At length—when they themselves know it not, men’s hearts will work, a sense of right will sometimes steal upon their sleep, an instinct of goodness will, like silver water from the rock, gush forth—at length it was resolved by the guardians of the poor—guardians of the poor! what a holiness of purpose should inform those well-worn syllables—that the dull, blind, squalid workhouse should have light; that its brick walls should be pierced with two windows; that the fields and trees should gladden pauper eyes, appealing to old recollections; childhood thoughts; daily, customary feelings. It was determined that the pauper prisoner should, through the iron bars of penury, have comforting glimpses of God’s goodness without; that he should, though all unconsciously, make offerings upon the green altar of the earth; that his heart should commune, in its own unknowing way, with those sweet influences, which, coming from God, discourse in some manner to all men.

And so it was determined that the Union Workhouse should have two outward windows. The guardians of the poor appeared with the labourers. “Here,” said the guardians, “break through the wall; here pierce one window—here, another.” Then turning to the paupers, some few age-stricken folks, they said, with smug complacency,“We are going to give you some light.” And this, reader, is not a goosequill fiction; it is a thing of truth.

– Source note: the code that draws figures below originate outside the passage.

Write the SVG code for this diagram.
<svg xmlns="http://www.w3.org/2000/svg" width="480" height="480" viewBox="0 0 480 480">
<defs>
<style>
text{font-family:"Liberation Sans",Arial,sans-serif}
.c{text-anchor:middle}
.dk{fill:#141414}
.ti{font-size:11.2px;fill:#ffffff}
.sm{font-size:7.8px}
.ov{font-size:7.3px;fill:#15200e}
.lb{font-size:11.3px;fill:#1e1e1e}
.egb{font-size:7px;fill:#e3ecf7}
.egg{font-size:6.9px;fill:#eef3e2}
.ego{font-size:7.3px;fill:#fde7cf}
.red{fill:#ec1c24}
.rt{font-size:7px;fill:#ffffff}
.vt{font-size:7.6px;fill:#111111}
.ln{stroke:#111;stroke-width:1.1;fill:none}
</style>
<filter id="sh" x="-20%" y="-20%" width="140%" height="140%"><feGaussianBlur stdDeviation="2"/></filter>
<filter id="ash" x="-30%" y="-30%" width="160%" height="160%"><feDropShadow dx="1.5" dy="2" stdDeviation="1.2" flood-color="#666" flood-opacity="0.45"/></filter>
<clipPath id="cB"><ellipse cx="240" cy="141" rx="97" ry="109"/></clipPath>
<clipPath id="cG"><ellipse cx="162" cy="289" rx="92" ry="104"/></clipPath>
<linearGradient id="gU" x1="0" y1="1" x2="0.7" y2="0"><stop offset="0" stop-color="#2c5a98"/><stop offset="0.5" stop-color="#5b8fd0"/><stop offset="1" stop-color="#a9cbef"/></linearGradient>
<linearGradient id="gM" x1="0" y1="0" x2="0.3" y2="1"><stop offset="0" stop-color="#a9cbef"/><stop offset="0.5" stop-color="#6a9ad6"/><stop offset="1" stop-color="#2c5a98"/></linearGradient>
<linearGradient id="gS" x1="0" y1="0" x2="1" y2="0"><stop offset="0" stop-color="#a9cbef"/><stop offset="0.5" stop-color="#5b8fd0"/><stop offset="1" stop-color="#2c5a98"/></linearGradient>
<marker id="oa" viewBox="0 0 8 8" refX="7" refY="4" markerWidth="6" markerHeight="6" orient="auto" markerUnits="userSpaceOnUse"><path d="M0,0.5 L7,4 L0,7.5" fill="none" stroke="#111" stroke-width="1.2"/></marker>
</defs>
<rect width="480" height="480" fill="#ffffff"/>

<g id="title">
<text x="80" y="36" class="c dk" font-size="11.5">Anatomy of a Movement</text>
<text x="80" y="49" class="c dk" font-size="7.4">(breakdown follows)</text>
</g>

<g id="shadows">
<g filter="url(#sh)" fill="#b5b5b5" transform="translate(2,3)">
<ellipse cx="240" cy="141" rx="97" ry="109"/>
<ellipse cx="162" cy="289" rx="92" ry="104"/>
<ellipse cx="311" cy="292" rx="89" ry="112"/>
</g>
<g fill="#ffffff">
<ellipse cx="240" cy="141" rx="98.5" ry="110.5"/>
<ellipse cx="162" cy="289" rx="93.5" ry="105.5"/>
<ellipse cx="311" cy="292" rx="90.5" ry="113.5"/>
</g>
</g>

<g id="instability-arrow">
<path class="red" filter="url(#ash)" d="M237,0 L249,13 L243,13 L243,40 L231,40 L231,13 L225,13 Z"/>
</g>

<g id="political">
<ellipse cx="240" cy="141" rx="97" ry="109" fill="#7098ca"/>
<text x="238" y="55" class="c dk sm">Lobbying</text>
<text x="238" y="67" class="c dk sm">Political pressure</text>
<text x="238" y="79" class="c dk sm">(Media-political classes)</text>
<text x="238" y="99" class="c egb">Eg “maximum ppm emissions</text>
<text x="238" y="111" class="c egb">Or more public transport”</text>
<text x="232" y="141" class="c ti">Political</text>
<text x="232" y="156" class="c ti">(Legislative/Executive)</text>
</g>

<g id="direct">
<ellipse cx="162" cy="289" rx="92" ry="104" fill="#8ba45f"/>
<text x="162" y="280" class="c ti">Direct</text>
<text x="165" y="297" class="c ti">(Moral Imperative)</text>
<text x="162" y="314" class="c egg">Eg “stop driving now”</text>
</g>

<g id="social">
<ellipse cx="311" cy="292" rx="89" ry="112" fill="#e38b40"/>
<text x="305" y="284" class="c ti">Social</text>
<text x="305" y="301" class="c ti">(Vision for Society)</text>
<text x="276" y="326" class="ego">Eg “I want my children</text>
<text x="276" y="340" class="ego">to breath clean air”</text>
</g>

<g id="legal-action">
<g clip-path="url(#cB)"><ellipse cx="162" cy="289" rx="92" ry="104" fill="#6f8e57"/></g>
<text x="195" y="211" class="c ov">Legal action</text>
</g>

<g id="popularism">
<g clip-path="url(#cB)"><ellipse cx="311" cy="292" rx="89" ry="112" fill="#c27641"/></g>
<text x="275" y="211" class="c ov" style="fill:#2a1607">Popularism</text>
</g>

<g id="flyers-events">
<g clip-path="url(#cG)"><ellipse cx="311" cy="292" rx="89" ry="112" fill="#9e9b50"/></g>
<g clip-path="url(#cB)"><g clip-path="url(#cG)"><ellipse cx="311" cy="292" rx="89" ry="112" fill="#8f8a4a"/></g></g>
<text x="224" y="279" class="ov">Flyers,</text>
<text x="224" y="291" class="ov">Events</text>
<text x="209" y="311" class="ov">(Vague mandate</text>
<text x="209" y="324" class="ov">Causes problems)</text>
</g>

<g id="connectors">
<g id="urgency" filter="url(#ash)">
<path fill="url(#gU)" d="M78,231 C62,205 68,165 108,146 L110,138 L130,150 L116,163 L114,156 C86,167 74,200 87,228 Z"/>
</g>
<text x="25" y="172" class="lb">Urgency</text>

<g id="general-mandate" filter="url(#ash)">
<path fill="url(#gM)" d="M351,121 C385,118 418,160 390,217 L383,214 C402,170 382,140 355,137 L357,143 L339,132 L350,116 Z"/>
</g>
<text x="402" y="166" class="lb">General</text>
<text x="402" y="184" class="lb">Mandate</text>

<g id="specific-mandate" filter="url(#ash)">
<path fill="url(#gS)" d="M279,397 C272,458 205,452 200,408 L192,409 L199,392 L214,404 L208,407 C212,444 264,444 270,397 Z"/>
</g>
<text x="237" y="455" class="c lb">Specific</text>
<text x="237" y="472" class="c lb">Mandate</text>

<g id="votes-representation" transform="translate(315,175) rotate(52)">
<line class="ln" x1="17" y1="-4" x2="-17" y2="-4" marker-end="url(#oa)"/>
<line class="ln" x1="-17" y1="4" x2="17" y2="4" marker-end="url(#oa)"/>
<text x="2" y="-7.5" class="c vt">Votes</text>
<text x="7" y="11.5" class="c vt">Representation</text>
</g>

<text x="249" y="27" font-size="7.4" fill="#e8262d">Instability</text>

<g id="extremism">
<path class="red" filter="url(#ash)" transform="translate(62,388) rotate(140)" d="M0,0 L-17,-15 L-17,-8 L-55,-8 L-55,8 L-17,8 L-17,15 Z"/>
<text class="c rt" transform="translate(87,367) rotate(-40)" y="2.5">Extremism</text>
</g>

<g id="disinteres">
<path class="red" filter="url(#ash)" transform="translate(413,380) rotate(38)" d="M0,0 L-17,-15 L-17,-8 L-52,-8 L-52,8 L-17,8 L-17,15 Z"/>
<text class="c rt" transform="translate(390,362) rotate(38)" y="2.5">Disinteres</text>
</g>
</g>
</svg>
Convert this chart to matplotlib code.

“We are going to give you some light.” We cannot help it, if this liberal goodness—this gentle philanthropy—drive back thought to the first gift of light; if it call up, as with an iron tongue, the memory of the holy birth of light, word-begotten, of all men. And the nature of man, solemnised by such memories—kindled and uplifted, skies beyond expression, by the sublime inheritance—is it not a hard task to consider with composure even the compunction of a guardian of the poor, who pierces with two windows the prison-house of the pauper to let God’s light in? May not the small authority of man be sometimes as a blaspheming burlesque of Almighty Beneficence?

Let us, for a time forgetful of state philosophy—forgetful of the plausibilities of social prosperity that set the poor apart from the rich and well-to-do, as creatures somewhat different in the real drama of life, although on certain occasions, as it were for form’s sake, for Christian ceremony, allowed to be made from the clay of the same Eden as their masters—let us behold the earth in its freshness, and man, its owner, in the vigour of his new birth, the heir of an impartial Providence, and the receiver of its glories; and then consider him as the task-master of his fellow, as the grudging churl that metes out light and air to his helpless brother; and for this sole cause—this one bitter reason—heishelpless.

A miserable sight—a hideous testimony of the thankfulness of prosperous man—is the rural union, with its blank dead wall of brick; a cold, blind thing, the work of human perversity and human selfishness, amidst ten thousand thousand evidences of Eternal bounty. How beautiful is the beauty of God around it! There is not a sapling waving its green tresses of June that does not make the heartyearn with kindliness; not a field-flower that does not, with its speaking eye, tell of abundant goodness; the brook is musical with the same sweet truth; all sights and sounds declare it. The liberal loveliness of nature, turn where we will, looks upon and whispers to us. We are made the heirs of wealth inexhaustible, of pleasures deep as the sea and pure as the joys of Paradise. And our return for this, our offering to the wretchedness of our fellow-creatures, is yonder prison, with its dead wall turned upon the pleasant aspects of nature, lest the pauper captives within should behold what God has done for that world, in which, according to the world’s justice, they have nothing. Hence is the pauper treated, in his blind dungeon, as though there was a felonious purpose in his eyesight; as though, a prisoner in the union, he would commit larceny on the meads and trees, and all the rural objects that from babyhood have been familiar to him, to the exceeding injury and loss of the free folks, who, by the blessing of skill and good luck, have “land and beeves.”

We know not a more fantastic tyranny, a more wilful assertion of the arrogance of man, than this needless shutting up of his poorer brother in a gaol of poverty—barring his eyes of every comforting object, compelling him to look only upon that which at every look speaks to his soul of his miserable dependence upon his richer fellow; which denies to him the innocent, unbought glimpse of out-door nature, as though the scene was a land of promise from which his beggary had made him alien. Is human want so wicked that it should be unblessed with even a glance at the pleasant things of creation? Has the pauper—because pauper—no further claim upon the earth, save for his final bed—the grave? The rustic unions, with their forlorn blank walls, cry, yes!

If God punish man for crime, as man punishes man for poverty, woe to the sons of Adam!